Most forensic psychologists have adopted clinical assessment to determine the dangerousness of a patient to commit suicide. However, several academicians have encouraged the practitioners to adopt an actuarial method in determining the patient’s dangerousness level. However, Litwak (2001) insists that there is no statistical difference between the actuarial and the clinical assessment. The Violence Risk Appraisal Guide (VRAG) has not been validated to make it more reliable in determining a person’s dangerousness. The opponent of the clinical assessment indicates that dangerousness assessment is inherently different from other risks making it difficult to compare with the clinical assessment. Adopting the actuarial assessment allows the organization to consider change dynamics, like clinical variables, personality, and human judgment. Although clinicians should adopt actuarial assessment, they should consider relevant and meaningful available data. Other clinical assessment methods such as HCR-20 Can also determine the dangerousness level. Litwack (2001) indicates that HCR-20 has a high predictability score. Showing that more than 45% of the patients assessed through the model committed physical violence within two years. Using the Salient factor scales facilitates 65% prediction, while the recidivism Prediction score has an assessment score of 76%. The average clinical assessment to determine recidivism was 56%, while the actual assessment had a prediction rate of 71%. Medical practitioners should adopt diverse approaches to evaluating the patients’ dangerousness and not rely on a single method.
The medical practitioners can adopt different approaches to analyze patients’ concerns to ensure the productions are reliable. The article recommends that practitioners utilize different assessment approaches to determine the patient’s danger rather than solely relying on actuarial or clinical methods (Saya et al., 2019). The clinical assessment integrates variables like personality, while the actuarial; assessment integrates historical variables. The forensic psychologist can adopt the clinical and actuarial assessments to determine whether a patent with a personality disorder who committed a one-time mistake should be placed in involuntary hospitalization. One specific case where actuarial and clinical assessment is vital is when determining a sixteen-year-old person with ADHD, and non-verbal learning disorder should be placed under involuntary hospitalization. During the clinical assessment, personality variables such as violence, aggressiveness, impulsiveness, and hypermania characteristics will be evaluated using Clinical assessment tools like RPS. The historical aspects such as the frequency of threatening harm to others, the rate of hypomanic episodes, the level of range with the close contacts like families and friends, and the frequency of punching walls and throwing vases can be analyzed using actuarial tools like VGRA.

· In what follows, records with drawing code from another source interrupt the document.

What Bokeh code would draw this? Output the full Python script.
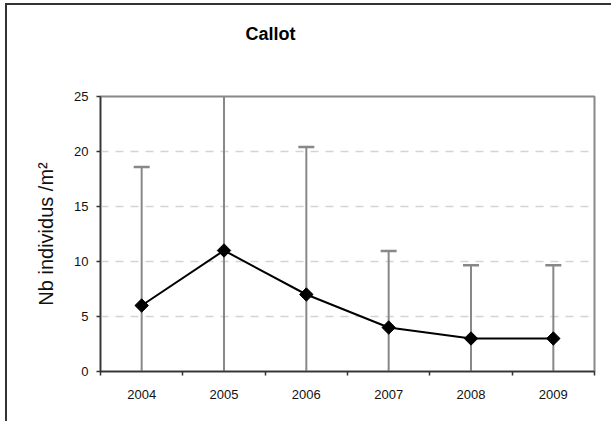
from bokeh.plotting import figure
from bokeh.models import FixedTicker, Range1d, ColumnDataSource
from bokeh.embed import file_html
from bokeh.resources import INLINE
import numpy as np

# ---- data ----
years = ["2004", "2005", "2006", "2007", "2008", "2009"]
means = [6, 11, 7, 4, 3, 3]
upper = [18.6, 25.5, 20.4, 10.95, 9.65, 9.65]
y_ticks = [0, 5, 10, 15, 20, 25]
chart_title = "Callot"

xs = list(range(len(years)))
lower = [2 * m - u for m, u in zip(means, upper)]
src = ColumnDataSource(dict(x=xs, m=means, up=upper, lo=lower))

FONT = "Liberation Sans"

p = figure(width=606, height=418, output_backend="svg", toolbar_location=None,
           x_range=Range1d(-0.5, len(years) - 0.5), y_range=Range1d(0, 25),
           min_border_left=93, min_border_right=19, min_border_top=91, min_border_bottom=52)
p.stylesheets = [":host { margin-left: 5px; margin-top: 3px; "
                 "border-left: 2px solid #333333; border-top: 2px solid #333333; }"]

p.background_fill_color = "white"
p.border_fill_color = "white"
p.outline_line_color = "#888888"
p.outline_line_width = 2

# title: trailing blank lines keep it high above the plot area
p.title.text = chart_title + "\n\n"
p.title.align = "left"
p.title.offset = 145
p.title.standoff = 26
p.title.text_font = FONT
p.title.text_font_size = "18px"
p.title.text_font_style = "bold"
p.title.text_color = "black"

# grid
p.xgrid.visible = False
p.ygrid.ticker = FixedTicker(ticks=y_ticks)
p.ygrid.grid_line_color = "#d4d4d4"
p.ygrid.grid_line_width = 1.5
p.ygrid.grid_line_dash = "8 7"

# x axis
p.xaxis.ticker = FixedTicker(ticks=xs, minor_ticks=[i - 0.5 for i in range(len(years) + 1)])
p.xaxis.major_label_overrides = {i: y for i, y in enumerate(years)}
p.xaxis.major_tick_out = 0
p.xaxis.major_tick_in = 0
p.xaxis.minor_tick_out = 4
p.xaxis.minor_tick_in = 0
p.xaxis.minor_tick_line_color = "#333333"
p.xaxis.minor_tick_line_width = 1.5
p.xaxis.axis_line_color = "#333333"
p.xaxis.axis_line_width = 1.5
p.xaxis.major_label_text_font = FONT
p.xaxis.major_label_text_font_size = "13px"
p.xaxis.major_label_text_color = "#111111"
p.xaxis.major_label_standoff = 14

# y axis
p.yaxis.ticker = FixedTicker(ticks=y_ticks)
p.yaxis.major_tick_out = 4
p.yaxis.major_tick_in = 0
p.yaxis.minor_tick_line_color = None
p.yaxis.major_tick_line_color = "#333333"
p.yaxis.major_tick_line_width = 1.5
p.yaxis.axis_line_color = "#333333"
p.yaxis.axis_line_width = 1.5
p.yaxis.major_label_text_font = FONT
p.yaxis.major_label_text_font_size = "13px"
p.yaxis.major_label_text_color = "#111111"
p.yaxis.major_label_standoff = 8
p.yaxis.axis_label = "Nb individus /m²"
p.yaxis.axis_label_text_font = FONT
p.yaxis.axis_label_text_font_size = "20px"
p.yaxis.axis_label_text_font_style = "normal"
p.yaxis.axis_label_text_color = "#111111"
p.yaxis.axis_label_standoff = 14

# error bars
p.segment(x0="x", y0="lo", x1="x", y1="up", source=src, line_color="#888888", line_width=2)
p.dash(x="x", y="up", source=src, size=16, line_color="#888888", line_width=2.5)

# line + markers
p.line(x="x", y="m", source=src, line_color="black", line_width=2)
p.scatter(x="x", y="m", source=src, marker="square", size=9.5, angle=np.pi / 4,
          fill_color="black", line_color="black")

open("out.html", "w").write(file_html(p, INLINE))
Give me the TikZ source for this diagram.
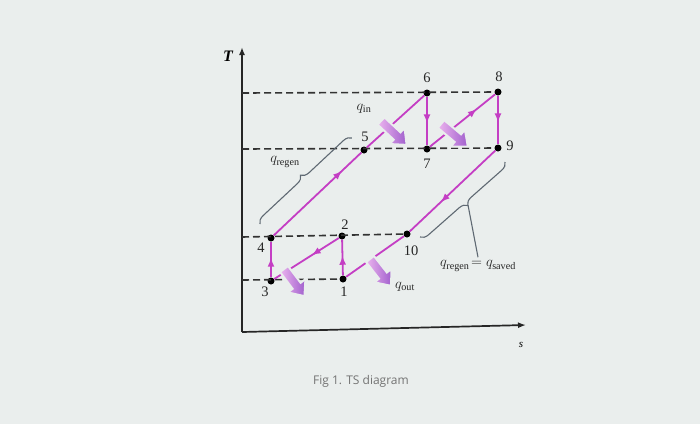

The article encourages psychologists in forensics to avoid relying on VGRA and other actuarial assessments assuming they are more effective and accurate. Adopting a multi-factor assessment help ensure patients more susceptible to danger and committing suicide are identified and helped promptly. The clinical and actuarial assessment to determine dangerousness can also be adopted by psychology forensics to determine whether patients with schizophrenia should be placed in involuntary care. Adopting a relevant and reliable assessment allows the patient to receive quality s mental care services that restore their wellbeing and safety (Pozzulo et al., 2021). Most patients consider involuntary hospitalization to be effective when they are treated warmly and respectfully.
In conclusion, psychology forensics should adopt clinical and actual assessments to determine a patient’s dangerousness. Relying on a single assessment may result in an unreliable outcome. Practitioners must provide a structured setting that allows patients to engage the support system to enhance their mental and emotional wellbeing. Relying on single evaluation criteria affects patient identification leading to hospitalization of patients with low recidivism at the expense of those with high suicide scores.
Litwack, T. R. (2001). Actuarial versus clinical assessments of dangerousness. Psychology, Public Policy, and Law, 7(2), 409.
Pozzulo, J., Bennell, C., & Forth, A. (2021). Forensic psychology. Psychology Press.
Saya, A., Brugnoli, C., Piazzi, G., Liberato, D., Di Ciaccia, G., Niolu, C., & Siracusano, A. (2019). Criteria, procedures, and future prospects of involuntary treatment in psychiatry around the world: a narrative review. Frontiers in psychiatry, 10, 271.